Rejection of Plaintiffs' Arguments Against Arbitration
The court carefully considered and ultimately rejected the plaintiffs' arguments against being compelled to arbitrate. The plaintiffs contended that their claims were not subject to arbitration because they pertained directly to the foreclosure process, which they believed was expressly excluded. However, the court found that the plaintiffs failed to provide sufficient evidence from the arbitration agreements to support their claims of exclusion. Additionally, the court dismissed the assertion that it would be unconscionable to compel arbitration, noting that the plaintiffs had entered into standard form agreements. It emphasized that the purpose of arbitration is to streamline dispute resolution and that the plaintiffs had already agreed to arbitrate disputes arising from their contractual relationship with the defendants.
Conclusion and Order
Concluding its analysis, the court ordered that the defendants' motions to compel arbitration be granted, thereby requiring the plaintiffs to submit their claims to arbitration. The court stated that all related court proceedings would be stayed pending the outcome of the arbitration process.
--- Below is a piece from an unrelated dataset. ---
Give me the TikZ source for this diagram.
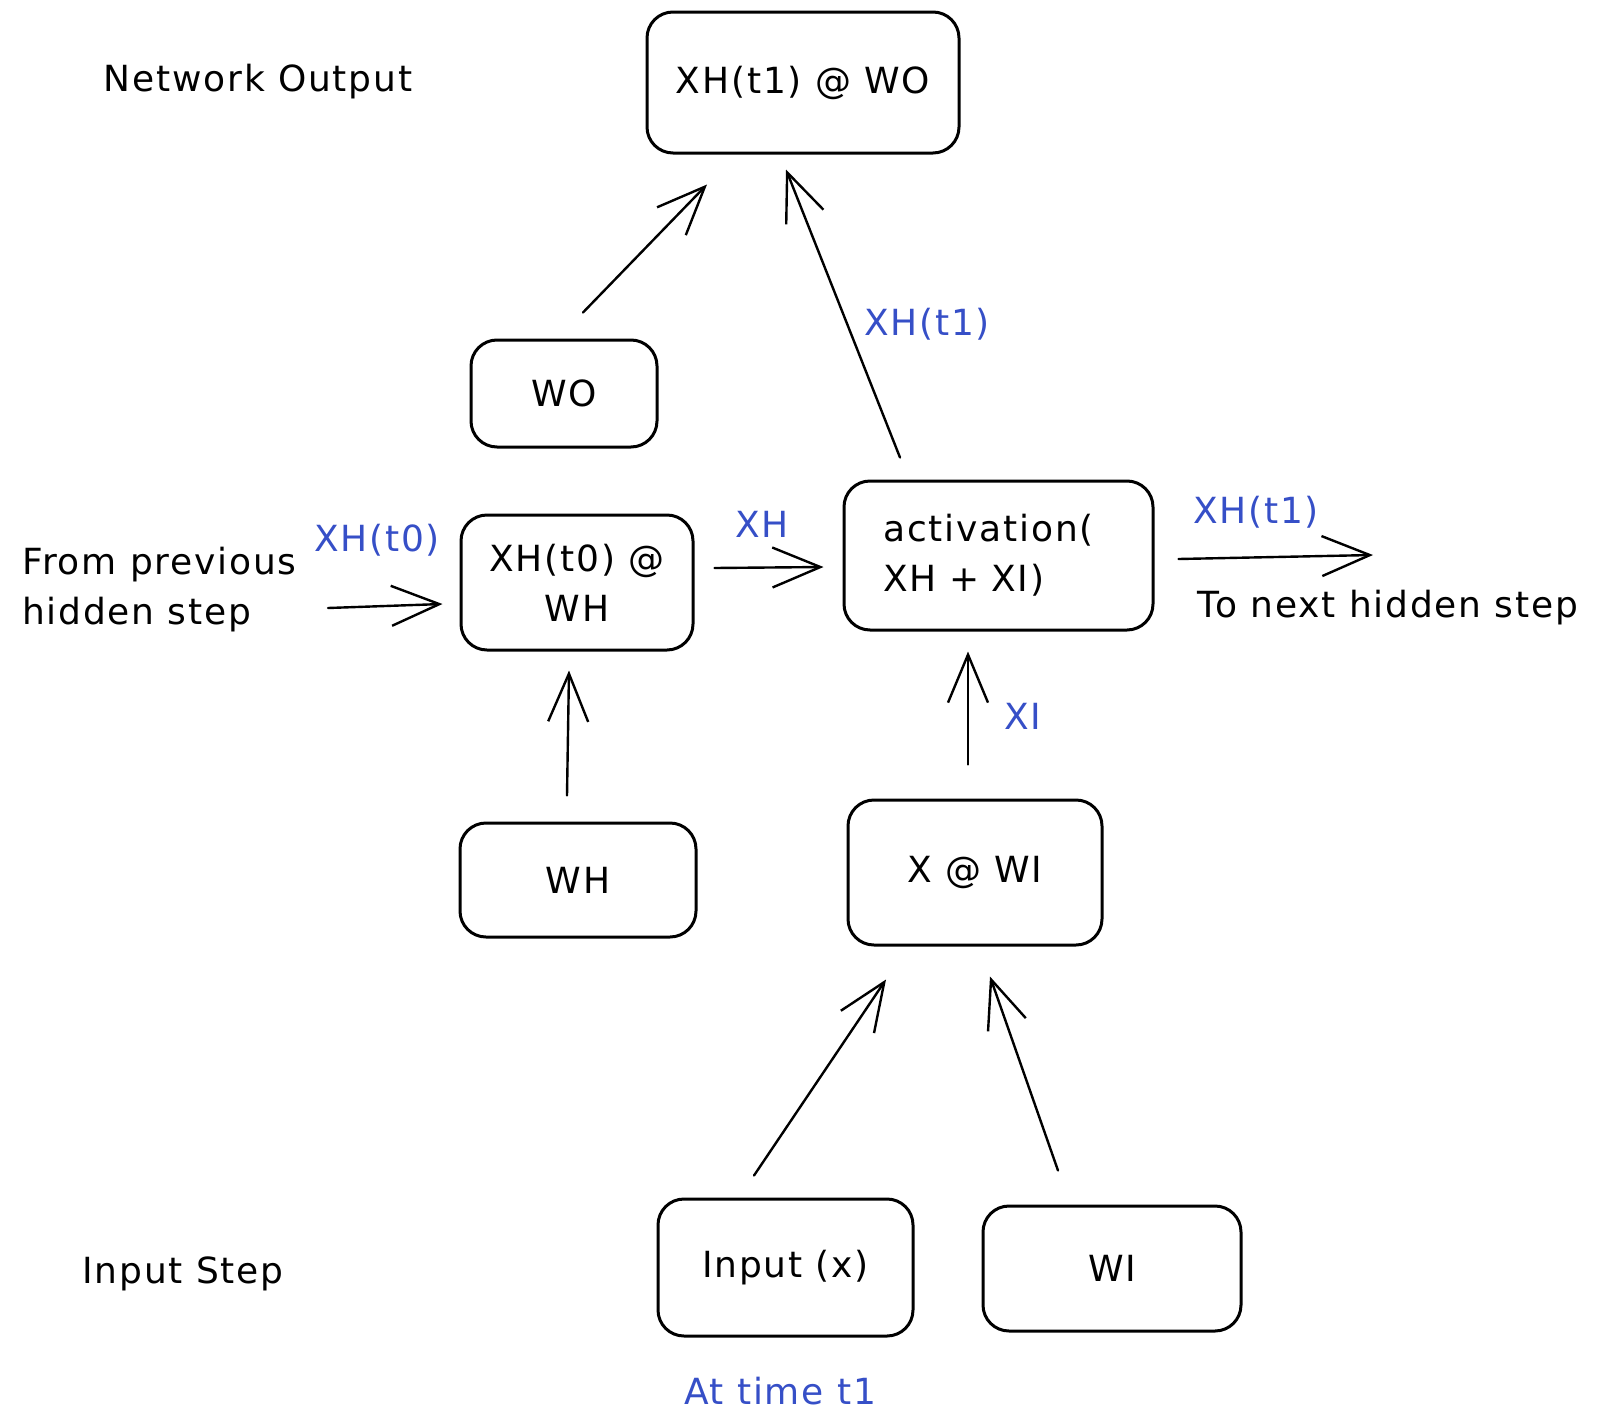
\documentclass[tikz,border=0pt]{standalone}
\usepackage{fontspec}
\setmainfont[LetterSpace=5]{DejaVu Sans}
\usetikzlibrary{arrows.meta,calc}
\definecolor{exblue}{HTML}{364FC7}
\tikzset{
  box/.style={draw=black, line width=3pt, rounded corners=26pt, align=center, font=\fontsize{36}{50}\selectfont, inner sep=0pt},
  arr/.style={draw=black, line width=2.4pt, line cap=round, -{Straight Barb[length=48pt,width=40pt,line width=2.4pt]}},
  lbl/.style={font=\fontsize{36}{50}\selectfont, inner sep=0pt},
  blbl/.style={lbl, text=exblue},
}
\begin{document}
\begin{tikzpicture}[x=1pt,y=-1pt]
\useasboundingbox (0,0) rectangle (1598,1424);
% boxes
\node[box, minimum width=312pt, minimum height=141pt] (top) at (803,82.5) {XH(t1) @ WO};
\node[box, minimum width=186pt, minimum height=107pt] (wo) at (564,393.5) {WO};
\node[box, minimum width=232pt, minimum height=135pt] (xh0) at (577,582.5) {XH(t0) @\\WH};
\node[box, minimum width=309pt, minimum height=149pt, align=left, text width=230pt] (act) at (998.5,555.5) {activation(\\XH + XI)};
\node[box, minimum width=236pt, minimum height=114pt] (wh) at (578,880) {WH};
\node[box, minimum width=254pt, minimum height=145pt] (xwi) at (975,872.5) {X @ WI};
\node[box, minimum width=255pt, minimum height=137pt] (inp) at (785.5,1267.5) {Input (x)};
\node[box, minimum width=258pt, minimum height=125pt] (wi) at (1112,1268.5) {WI};
% labels
\node[lbl] (netout) at (258,82) {Network Output};
\node[lbl, anchor=west, align=left] (fromprev) at (22,590) {From previous\\hidden step};
\node[blbl] (lxh0) at (377,540) {XH(t0)};
\node[blbl] (lxh) at (762,524) {XH};
\node[blbl] (lxh1a) at (927,324) {XH(t1)};
\node[blbl] (lxh1b) at (1256,512) {XH(t1)};
\node[lbl] (tonext) at (1388,608) {To next hidden step};
\node[blbl] (lxi) at (1023,716) {XI};
\node[lbl] (inpstep) at (183,1274) {Input Step};
\node[blbl] (attime) at (780,1391) {At time t1};
% free ends
\coordinate (prev) at (328,608);
\coordinate (next) at (1373,555);
% connectors
\draw[arr] ([shift={(19,-26)}]wo.north) -- ([shift={(-96,30)}]top.south);
\draw[arr] ([shift={(-98.5,-22)}]act.north) -- ([shift={(-17,15)}]top.south);
\draw[arr] (prev) -- ([shift={(-17,21.5)}]xh0.west);
\draw[arr] ([shift={(20,-14.5)}]xh0.east) -- ([shift={(-19,11.5)}]act.west);
\draw[arr] ([shift={(24,3.5)}]act.east) -- (next);
\draw[arr] ([shift={(-11,-26)}]wh.north) -- ([shift={(-8,19)}]xh0.south);
\draw[arr] ([shift={(-7,-34)}]xwi.north) -- ([shift={(-30.5,20)}]act.south);
\draw[arr] ([shift={(-31.5,-22)}]inp.north) -- ([shift={(-89,33)}]xwi.south);
\draw[arr] ([shift={(-54,-34)}]wi.north) -- ([shift={(15,30)}]xwi.south);
\end{tikzpicture}
\end{document}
This decision reinforced the principle that arbitration agreements, when validly executed, must be honored, thereby promoting the efficient resolution of disputes. The court's ruling highlighted its commitment to uphold the FAA's objectives, ensuring that the arbitration process could function effectively in resolving the claims arising from the mortgage loan transactions. Ultimately, the court aimed to facilitate a resolution through arbitration, consistent with federal policy favoring arbitration agreements.